## EXERCISE INSTRUCTIONS
Copy out each line containing "this" from the entries below.

━━━━━━━━━━━━━━━━

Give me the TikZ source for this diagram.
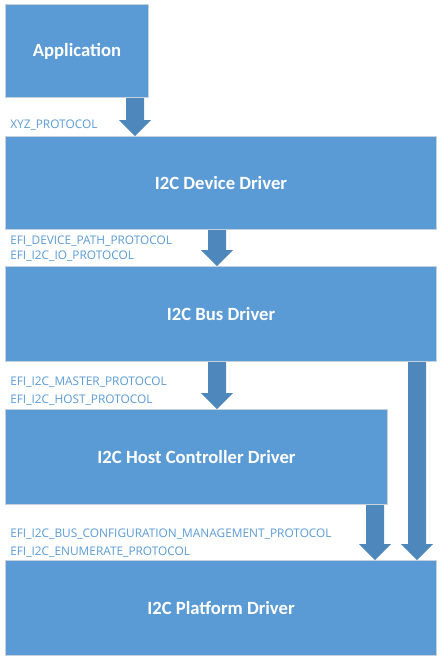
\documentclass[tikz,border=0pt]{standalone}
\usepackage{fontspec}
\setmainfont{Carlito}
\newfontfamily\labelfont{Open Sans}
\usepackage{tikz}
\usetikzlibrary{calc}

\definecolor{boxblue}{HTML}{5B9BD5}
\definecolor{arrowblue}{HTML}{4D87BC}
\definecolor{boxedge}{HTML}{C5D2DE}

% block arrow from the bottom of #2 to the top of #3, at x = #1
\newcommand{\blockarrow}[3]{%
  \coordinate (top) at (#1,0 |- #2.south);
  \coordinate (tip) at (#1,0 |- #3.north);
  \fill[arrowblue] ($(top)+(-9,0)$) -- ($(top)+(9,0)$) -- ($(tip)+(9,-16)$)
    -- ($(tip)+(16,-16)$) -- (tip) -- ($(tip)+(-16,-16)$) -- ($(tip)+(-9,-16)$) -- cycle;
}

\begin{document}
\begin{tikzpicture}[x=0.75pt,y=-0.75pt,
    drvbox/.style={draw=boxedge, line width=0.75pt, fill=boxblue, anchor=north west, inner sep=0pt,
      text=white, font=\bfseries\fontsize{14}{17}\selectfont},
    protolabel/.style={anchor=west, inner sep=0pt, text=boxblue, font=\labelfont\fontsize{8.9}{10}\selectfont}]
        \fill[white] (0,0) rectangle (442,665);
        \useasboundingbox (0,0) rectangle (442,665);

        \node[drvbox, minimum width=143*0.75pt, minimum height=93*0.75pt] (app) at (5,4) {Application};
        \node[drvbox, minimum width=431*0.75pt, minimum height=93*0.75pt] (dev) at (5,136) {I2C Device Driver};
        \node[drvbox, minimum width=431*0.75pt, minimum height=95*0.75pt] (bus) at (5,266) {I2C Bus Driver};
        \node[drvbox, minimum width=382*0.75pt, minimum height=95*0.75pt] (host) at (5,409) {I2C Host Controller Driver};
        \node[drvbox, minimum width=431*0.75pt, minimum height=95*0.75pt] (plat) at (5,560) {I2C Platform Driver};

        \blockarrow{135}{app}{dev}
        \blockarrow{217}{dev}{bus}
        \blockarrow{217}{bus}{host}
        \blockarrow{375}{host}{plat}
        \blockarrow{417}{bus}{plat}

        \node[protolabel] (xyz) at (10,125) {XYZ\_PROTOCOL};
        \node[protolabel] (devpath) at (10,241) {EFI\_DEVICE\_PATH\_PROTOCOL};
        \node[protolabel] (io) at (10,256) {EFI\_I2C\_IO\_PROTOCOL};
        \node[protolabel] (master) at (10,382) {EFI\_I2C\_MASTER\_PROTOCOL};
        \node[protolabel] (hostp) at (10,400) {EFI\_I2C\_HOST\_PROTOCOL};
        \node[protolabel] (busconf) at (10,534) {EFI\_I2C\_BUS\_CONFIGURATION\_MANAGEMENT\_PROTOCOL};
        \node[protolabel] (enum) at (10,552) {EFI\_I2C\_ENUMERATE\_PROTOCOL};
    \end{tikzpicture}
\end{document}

━━━━━━━━━━━━━━━━

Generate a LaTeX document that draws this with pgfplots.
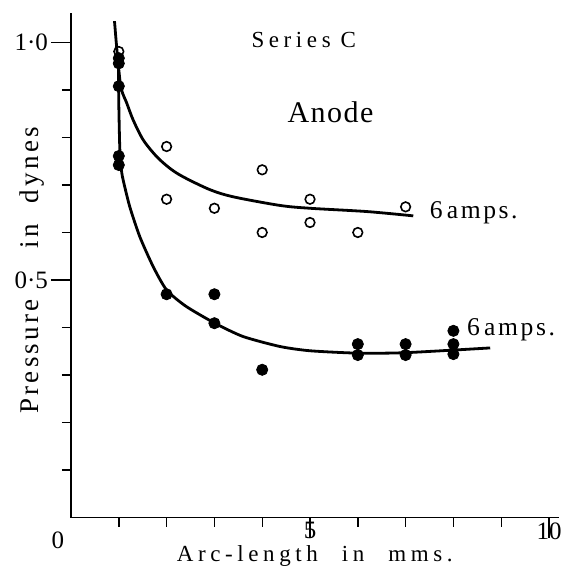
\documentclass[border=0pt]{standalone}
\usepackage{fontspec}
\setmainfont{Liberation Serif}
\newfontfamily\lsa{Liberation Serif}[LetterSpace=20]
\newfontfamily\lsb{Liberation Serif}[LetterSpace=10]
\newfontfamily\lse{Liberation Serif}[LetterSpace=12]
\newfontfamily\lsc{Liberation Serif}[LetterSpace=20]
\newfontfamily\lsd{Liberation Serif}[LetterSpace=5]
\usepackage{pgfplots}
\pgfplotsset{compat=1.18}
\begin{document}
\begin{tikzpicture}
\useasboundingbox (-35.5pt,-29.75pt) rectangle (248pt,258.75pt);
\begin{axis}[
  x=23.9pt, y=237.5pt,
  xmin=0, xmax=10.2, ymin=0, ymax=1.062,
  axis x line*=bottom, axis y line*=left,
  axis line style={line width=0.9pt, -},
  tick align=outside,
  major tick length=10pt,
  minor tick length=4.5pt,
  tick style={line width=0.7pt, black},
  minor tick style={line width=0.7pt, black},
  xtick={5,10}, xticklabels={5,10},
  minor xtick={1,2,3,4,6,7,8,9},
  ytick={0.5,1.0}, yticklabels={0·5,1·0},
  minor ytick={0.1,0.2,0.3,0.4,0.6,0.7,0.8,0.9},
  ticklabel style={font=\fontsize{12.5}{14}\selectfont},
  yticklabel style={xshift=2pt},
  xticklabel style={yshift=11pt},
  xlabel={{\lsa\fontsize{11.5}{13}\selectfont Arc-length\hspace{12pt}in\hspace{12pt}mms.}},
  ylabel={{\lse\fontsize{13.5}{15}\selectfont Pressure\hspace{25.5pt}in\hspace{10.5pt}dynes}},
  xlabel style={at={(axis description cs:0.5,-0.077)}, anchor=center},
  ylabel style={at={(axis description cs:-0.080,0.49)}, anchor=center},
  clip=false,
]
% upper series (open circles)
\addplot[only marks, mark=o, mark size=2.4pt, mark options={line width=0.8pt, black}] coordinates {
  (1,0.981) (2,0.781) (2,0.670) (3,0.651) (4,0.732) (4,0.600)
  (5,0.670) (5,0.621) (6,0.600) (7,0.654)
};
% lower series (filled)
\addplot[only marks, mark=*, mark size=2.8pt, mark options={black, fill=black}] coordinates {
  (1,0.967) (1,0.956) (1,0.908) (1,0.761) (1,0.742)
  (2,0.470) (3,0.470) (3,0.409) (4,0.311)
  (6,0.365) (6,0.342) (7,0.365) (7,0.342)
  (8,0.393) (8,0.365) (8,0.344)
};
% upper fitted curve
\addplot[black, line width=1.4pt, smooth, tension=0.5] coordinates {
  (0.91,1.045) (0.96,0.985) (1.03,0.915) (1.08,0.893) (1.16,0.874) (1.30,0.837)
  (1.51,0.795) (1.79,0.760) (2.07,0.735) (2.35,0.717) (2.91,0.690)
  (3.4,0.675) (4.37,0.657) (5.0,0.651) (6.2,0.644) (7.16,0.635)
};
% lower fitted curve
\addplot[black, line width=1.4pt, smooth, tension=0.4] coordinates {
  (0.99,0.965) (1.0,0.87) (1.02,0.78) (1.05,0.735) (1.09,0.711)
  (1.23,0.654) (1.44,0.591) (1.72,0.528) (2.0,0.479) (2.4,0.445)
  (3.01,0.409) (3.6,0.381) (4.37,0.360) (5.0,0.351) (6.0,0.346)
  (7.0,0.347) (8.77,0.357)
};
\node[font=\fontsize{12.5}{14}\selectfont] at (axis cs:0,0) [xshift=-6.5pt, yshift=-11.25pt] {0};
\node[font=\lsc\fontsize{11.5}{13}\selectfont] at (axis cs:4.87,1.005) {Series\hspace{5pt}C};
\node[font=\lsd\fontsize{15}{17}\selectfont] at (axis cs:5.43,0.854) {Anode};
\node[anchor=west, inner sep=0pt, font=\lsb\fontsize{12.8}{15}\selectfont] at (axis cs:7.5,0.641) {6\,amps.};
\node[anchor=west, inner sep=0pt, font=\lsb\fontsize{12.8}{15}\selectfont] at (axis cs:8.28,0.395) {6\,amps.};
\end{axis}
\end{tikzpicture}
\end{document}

━━━━━━━━━━━━━━━━

## WRITTEN RESPONSE
Give me the TikZ source for this diagram.
Generate a LaTeX document that draws this with pgfplots.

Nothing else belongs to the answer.